Iklan

Sabtu, 13 Desember 2025, 23.38.00 WIB
ACEH SINGKIL

Jembatan Darurat Batang Kelapa Dikerjakan Gotong Royong, Absennya PUPR–BPBD Aceh Singkil Jadi Sorotan Tajam

Iklan

Dandim 0109 Aceh Singkil Pimpinan Tim Sebelum Gotong Royong Jembatan Darurat di Desa Gosong Telaga Barat kecamatan Singkil Utara. Sabtu (13/12/2025).

Aceh Singkil – Pembangunan jembatan darurat dari batang kelapa yang dikerjakan secara gotong royong pada Sabtu (13/12/2025) kembali membuka fakta pahit penanganan pascabencana di Kabupaten Aceh Singkil. Di tengah kondisi darurat yang telah berlangsung lebih dari satu bulan, justru masyarakat dan pihak non-pemerintah yang tampil paling nyata di garis depan.


Pantauan PENAACEH di lokasi menunjukkan warga berjibaku bersama Dinas Perhubungan, unsur TNI–Polri, serta mendapat dukungan dana dari perusahaan kelapa sawit dan sumbangan batang kelapa dari partai politik. Di lapangan, seluruh proses pengerjaan jembatan darurat ini dikomandoi langsung oleh Dandim 0109/Aceh Singkil.


Namun di tengah kerja kolektif yang sarat semangat gotong royong itu, satu fakta mencolok tak terbantahkan: Dinas Pekerjaan Umum dan Penataan Ruang (PUPR) serta Badan Penanggulangan Bencana Daerah (BPBD) Aceh Singkil tidak terlihat satu pun di lokasi jembatan ambruk, yang merupakan akses vital masyarakat.


Absennya dua institusi kunci ini langsung memantik sorotan tajam publik. Padahal, PUPR dan BPBD merupakan ujung tombak negara dalam urusan infrastruktur dan kebencanaan. Ketidakhadiran mereka di tengah situasi darurat memunculkan pertanyaan serius tentang kehadiran negara saat rakyat berada dalam kondisi paling membutuhkan.


Demi keberimbangan informasi, Kepala Dinas PUPR dan Kepala BPBD Aceh Singkil telah diupayakan untuk dikonfirmasi melalui sambungan seluler.

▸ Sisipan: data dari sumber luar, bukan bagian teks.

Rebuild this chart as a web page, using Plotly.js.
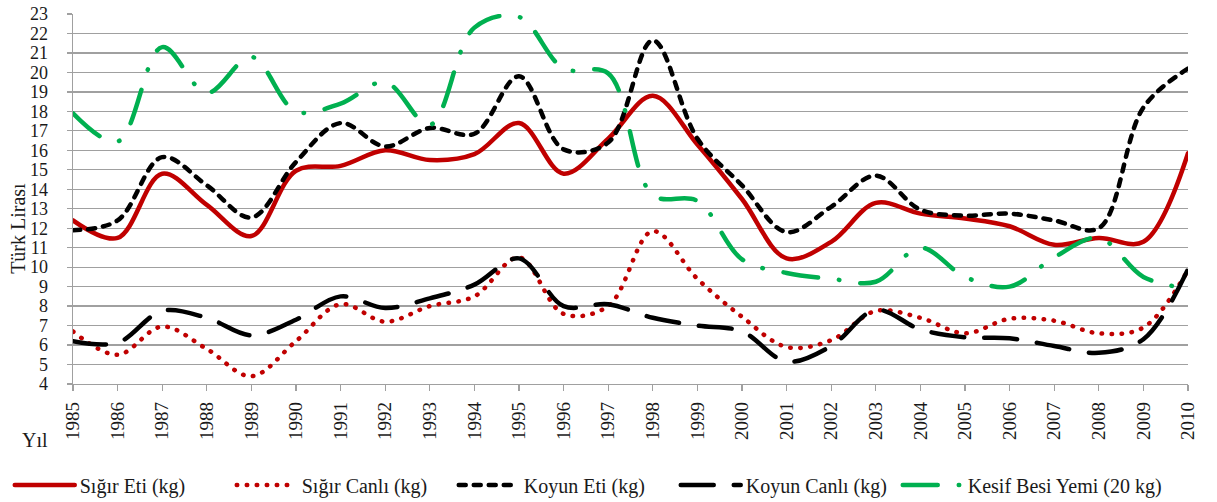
<!DOCTYPE html>
<html>
<head>
<meta charset="utf-8">
<script src="https://cdn.plot.ly/plotly-3.0.1.min.js"></script>
<style>
  html, body { margin: 0; padding: 0; background: #fff; }
  #chart { width: 1217px; height: 502px; }
  .scatterlayer .js-line, .legendlines path { stroke-linecap: round; stroke-linejoin: round; }
  .legend .scrollbox { clip-path: none !important; }
</style>
</head>
<body>
<div id="chart"></div>
<script>
const years = [1985,1986,1987,1988,1989,1990,1991,1992,1993,1994,1995,1996,1997,1998,1999,2000,2001,2002,2003,2004,2005,2006,2007,2008,2009,2010];

const sigirEti   = [12.4,11.5,14.8,13.2,11.6,14.95,15.2,16.0,15.5,15.8,17.4,14.8,16.6,18.8,16.3,13.5,10.45,11.3,13.3,12.75,12.5,12.1,11.15,11.5,11.3,15.85];
const sigirCanli = [6.7,5.5,6.95,5.8,4.4,6.2,8.1,7.2,8.0,8.5,10.5,7.6,8.0,11.85,9.4,7.45,5.9,6.25,7.75,7.4,6.6,7.35,7.25,6.6,6.9,9.85];
const koyunEti   = [11.9,12.4,15.65,14.2,12.55,15.4,17.4,16.2,17.15,16.85,19.8,16.05,16.4,21.65,16.6,14.2,11.8,13.1,14.7,12.95,12.65,12.75,12.4,12.0,18.2,20.2];
const koyunCanli = [6.2,6.12,7.75,7.4,6.5,7.3,8.5,7.9,8.4,9.1,10.45,8.0,8.1,7.4,7.0,6.7,5.15,5.95,7.8,6.8,6.4,6.35,5.95,5.6,6.3,9.9];
const kesifYem   = [17.9,16.45,21.3,18.95,20.8,18.0,18.4,19.5,17.3,22.3,22.85,20.2,19.95,13.7,13.4,10.4,9.7,9.4,9.25,11.0,9.5,9.0,10.5,11.5,9.5,8.9];

const names = ['Sığır Eti (kg)','Sığır Canlı (kg)','Koyun Eti (kg)','Koyun Canlı (kg)','Kesif Besi Yemi (20 kg)'];
const yTicks = [4,5,6,7,8,9,10,11,12,13,14,15,16,17,18,19,20,21,22,23];

const FONT = 'Liberation Serif, Times New Roman, serif';

function tr(y, name, color, width, dash) {
  return {
    x: years, y: y, name: name, type: 'scatter', mode: 'lines',
    line: {color: color, width: width, dash: dash, shape: 'spline', smoothing: 1},
    hoverinfo: 'skip'
  };
}

const data = [
  tr(sigirEti,   names[0], '#c00000', 4.5, 'solid'),
  tr(sigirCanli, names[1], '#c00000', 4.5, '0.5px,9.5px'),
  tr(koyunEti,   names[2], '#000000', 4.5, '7px,8px'),
  tr(koyunCanli, names[3], '#000000', 4.5, '33px,20px'),
  tr(kesifYem,   names[4], '#00b050', 4.5, '35px,21px,0.5px,21px')
];

const layout = {
  width: 1217, height: 502,
  margin: {l: 73, r: 29, t: 14, b: 118, pad: 0, autoexpand: false},
  paper_bgcolor: '#ffffff', plot_bgcolor: '#ffffff',
  font: {family: FONT, size: 20, color: '#1a1a1a'},
  showlegend: true,
  legend: {
    orientation: 'h', xref: 'container', yref: 'container',
    x: 0.008, xanchor: 'left', y: 0.034, yanchor: 'middle',
    font: {family: FONT, size: 20, color: '#1a1a1a'},
    bgcolor: 'rgba(0,0,0,0)',
    itemwidth: 60, entrywidth: 147, entrywidthmode: 'pixels',
    tracegroupgap: 0, traceorder: 'normal'
  },
  xaxis: {
    type: 'linear', range: [1985, 2010], tickmode: 'array', tickvals: years,
    ticktext: years.map(String), tickangle: -90, automargin: false,
    ticks: 'outside', ticklen: 6, tickcolor: '#a0a0a0', tickwidth: 1.3,
    showgrid: false, zeroline: false,
    showline: true, linecolor: '#a0a0a0', linewidth: 1.3,
    tickfont: {family: FONT, size: 19, color: '#1a1a1a'},
    ticklabelstandoff: 3, fixedrange: true
  },
  yaxis: {
    range: [4, 23], tickmode: 'array', tickvals: yTicks, ticktext: yTicks.map(String),
    ticks: 'outside', ticklen: 5, tickcolor: '#a0a0a0', tickwidth: 1.3, automargin: false,
    showgrid: true, gridcolor: '#a0a0a0', gridwidth: 1.3, zeroline: false,
    showline: true, linecolor: '#a0a0a0', linewidth: 1.3,
    tickfont: {family: FONT, size: 18, color: '#1a1a1a'},
    ticklabelstandoff: 15, fixedrange: true
  },
  annotations: [
    {text: 'Türk Lirası', xref: 'paper', yref: 'paper', x: -0.05, y: 0.42,
     xanchor: 'center', yanchor: 'middle', textangle: -90, showarrow: false,
     font: {family: FONT, size: 20, color: '#1a1a1a'}},
    {text: 'Yıl', xref: 'paper', yref: 'paper', x: -0.034, y: -0.151,
     xanchor: 'center', yanchor: 'middle', showarrow: false,
     font: {family: FONT, size: 20, color: '#1a1a1a'}}
  ]
};

Plotly.newPlot('chart', data, layout, {staticPlot: true, displayModeBar: false});
</script>
</body>
</html>
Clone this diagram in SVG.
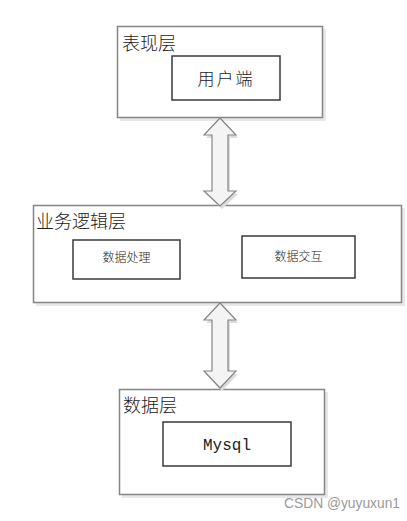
<svg xmlns="http://www.w3.org/2000/svg" width="407" height="521" viewBox="0 0 407 521">
  <defs>
    <style>
      .layer{fill:#ffffff;stroke:#858585;stroke-width:1.5}
      .shadow{fill:#e8e8e8;stroke:none}
      .inner{fill:#ffffff;stroke:#3a3a3a;stroke-width:1.5}
      .lbl{font-family:"Noto Sans CJK SC","Liberation Sans",sans-serif;font-size:18px;font-weight:300;fill:#222}
      .cap{font-family:"Noto Sans CJK SC","Liberation Sans",sans-serif;font-size:17px;font-weight:300;fill:#222;text-anchor:middle}
      .small{font-family:"Noto Sans CJK SC","Liberation Serif",serif;font-size:12px;font-weight:300;fill:#222;text-anchor:middle}
      .mono{font-family:"Liberation Mono",monospace;font-size:16px;fill:#222;text-anchor:middle}
      .arrow{fill:#f4f4f4;stroke:#858585;stroke-width:1.2;stroke-linejoin:miter}
      .ashadow{fill:#dcdcdc;stroke:none}
    </style>
  </defs>
  <rect width="407" height="521" fill="#ffffff"/>

  <g id="presentation-layer">
    <rect class="shadow" x="120" y="29" width="206" height="92"/>
    <rect class="layer" x="117.5" y="26.5" width="205" height="91"/>
    <text class="lbl" x="122" y="50">表现层</text>
  </g>
  <g id="client">
    <rect class="inner" x="172" y="56" width="108" height="44"/>
    <text class="cap" x="226" y="85" letter-spacing="2">用户端</text>
  </g>

  <g id="business-layer">
    <rect class="shadow" x="36" y="208" width="369" height="98"/>
    <rect class="layer" x="33.5" y="205.5" width="368" height="97"/>
    <text class="lbl" x="36" y="228">业务逻辑层</text>
  </g>
  <g id="data-processing">
    <rect class="inner" x="73" y="240" width="107" height="39"/>
    <text class="small" x="126.5" y="262">数据处理</text>
  </g>
  <g id="data-exchange">
    <rect class="inner" x="242" y="236" width="113" height="42"/>
    <text class="small" x="298.5" y="261">数据交互</text>
  </g>

  <g id="data-layer">
    <rect class="shadow" x="122" y="392" width="206" height="106"/>
    <rect class="layer" x="119.5" y="389.5" width="205" height="105"/>
    <text class="lbl" x="123" y="412">数据层</text>
  </g>
  <g id="mysql">
    <rect class="inner" x="163" y="422" width="128" height="44"/>
    <text class="mono" x="227" y="450">Mysql</text>
  </g>

  <g id="connectors">
    <polygon class="ashadow" points="222,121 238,138 230,138 230,194 238,194 222,209 206,194 214,194 214,138 206,138"/>
    <polygon class="arrow" points="220,118 236,135 228,135 228,191 236,191 220,206 204,191 212,191 212,135 204,135"/>
    <polygon class="ashadow" points="222,306 238,323 230,323 230,374 238,374 222,391 206,374 214,374 214,323 206,323"/>
    <polygon class="arrow" points="220,303 236,320 228,320 228,371 236,371 220,388 204,371 212,371 212,320 204,320"/>
  </g>

  <text x="284" y="508" font-family="Liberation Sans, sans-serif" font-size="14" fill="#9a9a9a" textLength="116" lengthAdjust="spacingAndGlyphs">CSDN @yuyuxun1</text>
</svg>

Namun hingga berita ini diturunkan, tidak ada respons maupun penjelasan resmi dari kedua pejabat tersebut.




Di lapangan, hanya Wakil Bupati Aceh Singkil, Hamzah Sulaiman, yang terlihat meninjau langsung lokasi pembangunan jembatan darurat dan menyampaikan apresiasi serta ucapan terima kasih kepada seluruh pihak yang terlibat dalam aksi kemanusiaan tersebut.


Perlu ditegaskan, jembatan ini bukan sekadar bentangan kayu penghubung. Ia adalah urat nadi kehidupan warga—jalur ekonomi, pendidikan, layanan kesehatan, serta akses utama penghubung Rimo–Singkil sebagai pusat ibu kota kabupaten. Sejak jembatan ambruk diterjang banjir, keterisolasian warga terus berlangsung, sementara respons struktural dari PUPR dan BPBD belum terlihat secara nyata di lapangan.


Situasi ini semakin mengkhawatirkan mengingat curah hujan yang terus meningkat. Pantauan di ruas jalan Sebatang–Singkil, yang selama ini menjadi akses alternatif, menunjukkan ketinggian air terus naik, sehingga jembatan darurat ini menjadi satu-satunya harapan masyarakat agar mobilitas dan aktivitas ekonomi bisa kembali berjalan.


Ironisnya, solusi darurat justru bertumpu pada bantuan perusahaan kelapa sawit dan kontribusi partai politik. Fakta ini menjadi tamparan keras bagi institusi pemerintah, karena pihak non-pemerintah tampil lebih cepat, lebih tanggap, dan lebih konkret dibanding lembaga yang memiliki mandat, kewenangan, serta anggaran negara.


Gotong royong rakyat telah membuktikan daya tahannya. Namun pertanyaan mendasar tetap menggantung di ruang publik: di mana PUPR dan BPBD Aceh Singkil ketika negara seharusnya hadir?